__What is expected__. Your output is the lines from the first one to the one containing "minimum width=141pt] (server)", repeated exactly, with images left out.

__Given information__.
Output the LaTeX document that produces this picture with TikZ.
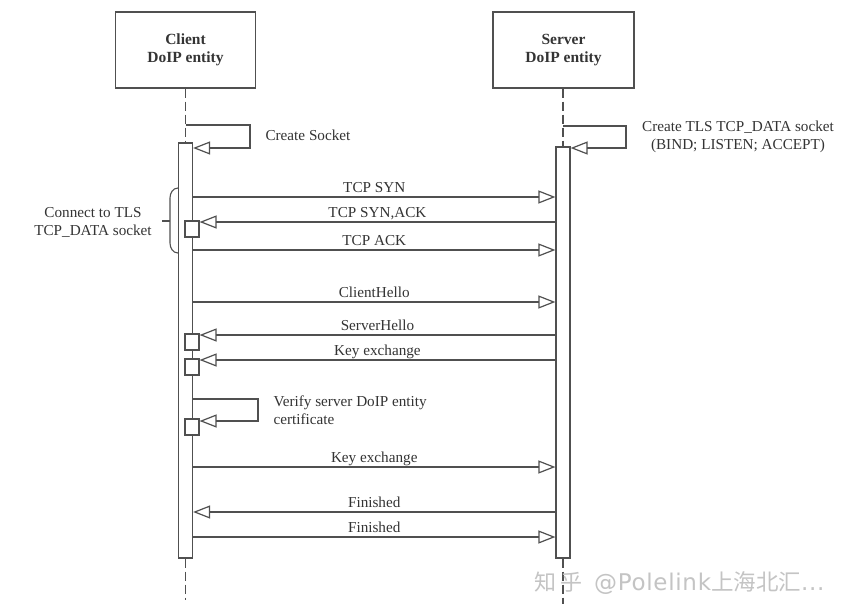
\documentclass[tikz,border=0pt]{standalone}
\usepackage{fontspec}
\setmainfont{Liberation Serif}
\newfontfamily\cjkfont{Noto Sans CJK SC}
\newfontfamily\wmlat{DejaVu Sans}[LetterSpace=3]
\usetikzlibrary{arrows.meta}
\definecolor{ln}{HTML}{505050}
\definecolor{tx}{HTML}{343434}
\definecolor{wm}{HTML}{C4C4C4}
\begin{document}
\begin{tikzpicture}[x=1pt,y=-1pt,
  every node/.style={text=tx, font=\fontsize{15.2}{18}\selectfont},
  entity/.style={draw=ln, line width=1.2pt, minimum height=76pt, align=center, inner sep=0pt,
    font=\fontsize{15.5}{18.5}\selectfont\bfseries},
  actbar/.style={draw=ln, fill=white, line width=1.2pt, minimum width=14pt, inner sep=0pt},
  sbox/.style={draw=ln, fill=white, line width=1.1pt, minimum width=14pt, minimum height=16pt, inner sep=0pt},
  life/.style={draw=ln, line width=1.1pt, dash pattern=on 9pt off 4pt},
  msg/.style={draw=ln, line width=1.2pt, -{Triangle[open, length=17pt, width=13pt, line width=1.2pt]}},
  lbl/.style={midway, anchor=base, yshift=5pt, inner sep=0pt},
]
\useasboundingbox[fill=white] (0,0) rectangle (858,615);

% entities
\node[entity, minimum width=140pt] (client) at (185.5,50) {Client\\DoIP entity};
\node[entity, minimum width=141pt] (server) at (563.5,50) {Server\\DoIP entity};

% activation bars
\node[actbar, minimum height=415pt] (cbar) at (185.5,350.5) {};
\node[actbar, minimum height=411pt] (sbar) at (563,352.5) {};

% lifelines
\coordinate (cend) at (185.5,600);
\coordinate (send) at (563,604);
\draw[life] (client.south) -- (cbar.north);
\draw[life] (cbar.south) -- (cend);
\draw[life] (server.south -| sbar.north) -- (sbar.north);
\draw[life] (sbar.south) -- (send);

% self message: create socket
\coordinate (cs0) at (185.5,125);
\coordinate (cs1) at (250,125);
\coordinate (cs2) at (250,148);
\draw[msg] (cs0) -- (cs1) -- (cs2) -- (cbar.east |- cs2);
\node[anchor=base west] (tcs) at (262,140) {Create Socket};

\coordinate (ss0) at (563,126);
\coordinate (ss1) at (626,126);
\coordinate (ss2) at (626,148);
\draw[msg] (ss0) -- (ss1) -- (ss2) -- (sbar.east |- ss2);
\node[align=center] (tss) at (738,137) {Create TLS TCP\_DATA socket\\(BIND; LISTEN; ACCEPT)};

% small boxes on client bar
\node[sbox] (b1) at (192,229) {};
\node[sbox] (b2) at (192,342) {};
\node[sbox] (b3) at (192,367) {};
\node[sbox] (b4) at (192,427) {};

% messages
\draw[msg] (cbar.east |- 0,197) -- node[lbl]{TCP SYN} (sbar.west |- 0,197);
\draw[msg] (sbar.west |- 0,222) -- node[lbl]{TCP SYN,ACK} (b1.east |- 0,222);
\draw[msg] (cbar.east |- 0,250) -- node[lbl]{TCP ACK} (sbar.west |- 0,250);
\draw[msg] (cbar.east |- 0,302) -- node[lbl]{ClientHello} (sbar.west |- 0,302);
\draw[msg] (sbar.west |- 0,335) -- node[lbl]{ServerHello} (b2.east |- 0,335);
\draw[msg] (sbar.west |- 0,360) -- node[lbl]{Key exchange} (b3.east |- 0,360);

% verify self message
\coordinate (v0) at (192,399);
\coordinate (v1) at (258,399);
\coordinate (v2) at (258,421);
\draw[msg] (v0) -- (v1) -- (v2) -- (b4.east |- v2);
\node[anchor=west, align=left] (tv) at (270,410) {Verify server DoIP entity\\certificate};

\draw[msg] (cbar.east |- 0,467) -- node[lbl]{Key exchange} (sbar.west |- 0,467);
\draw[msg] (sbar.west |- 0,512) -- node[lbl]{Finished} (cbar.east |- 0,512);
\draw[msg] (cbar.east |- 0,537) -- node[lbl]{Finished} (sbar.west |- 0,537);

% bracket
\draw[draw=ln, line width=1.1pt] (178,188) to[out=180,in=90] (170,198) -- (170,243) to[out=-90,in=180] (178,253);
\coordinate (bt) at (162,221);
\draw[draw=ln, line width=1.1pt] (bt) -- (170,221);
\node[align=center] (tconn) at (93,222) {Connect to TLS\\TCP\_DATA socket};

% watermark
\node[anchor=base west, text=wm, inner sep=0pt] (wmark) at (534,590)
  {{\cjkfont\fontsize{22}{22}\selectfont 知\hspace{4pt}乎}\hspace{12pt}{\wmlat\fontsize{23}{23}\selectfont @Polelink}{\cjkfont\fontsize{22.5}{22.5}\selectfont 上海北汇}{\wmlat\fontsize{23}{23}\selectfont ...}};
\end{tikzpicture}
\end{document}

__Reply to the task__.
Output the LaTeX document that produces this picture with TikZ.
\documentclass[tikz,border=0pt]{standalone}
\usepackage{fontspec}
\setmainfont{Liberation Serif}
\newfontfamily\cjkfont{Noto Sans CJK SC}
\newfontfamily\wmlat{DejaVu Sans}[LetterSpace=3]
\usetikzlibrary{arrows.meta}
\definecolor{ln}{HTML}{505050}
\definecolor{tx}{HTML}{343434}
\definecolor{wm}{HTML}{C4C4C4}
\begin{document}
\begin{tikzpicture}[x=1pt,y=-1pt,
  every node/.style={text=tx, font=\fontsize{15.2}{18}\selectfont},
  entity/.style={draw=ln, line width=1.2pt, minimum height=76pt, align=center, inner sep=0pt,
    font=\fontsize{15.5}{18.5}\selectfont\bfseries},
  actbar/.style={draw=ln, fill=white, line width=1.2pt, minimum width=14pt, inner sep=0pt},
  sbox/.style={draw=ln, fill=white, line width=1.1pt, minimum width=14pt, minimum height=16pt, inner sep=0pt},
  life/.style={draw=ln, line width=1.1pt, dash pattern=on 9pt off 4pt},
  msg/.style={draw=ln, line width=1.2pt, -{Triangle[open, length=17pt, width=13pt, line width=1.2pt]}},
  lbl/.style={midway, anchor=base, yshift=5pt, inner sep=0pt},
]
\useasboundingbox[fill=white] (0,0) rectangle (858,615);

% entities
\node[entity, minimum width=140pt] (client) at (185.5,50) {Client\\DoIP entity};
\node[entity, minimum width=141pt] (server) at (563.5,50) {Server\\DoIP entity};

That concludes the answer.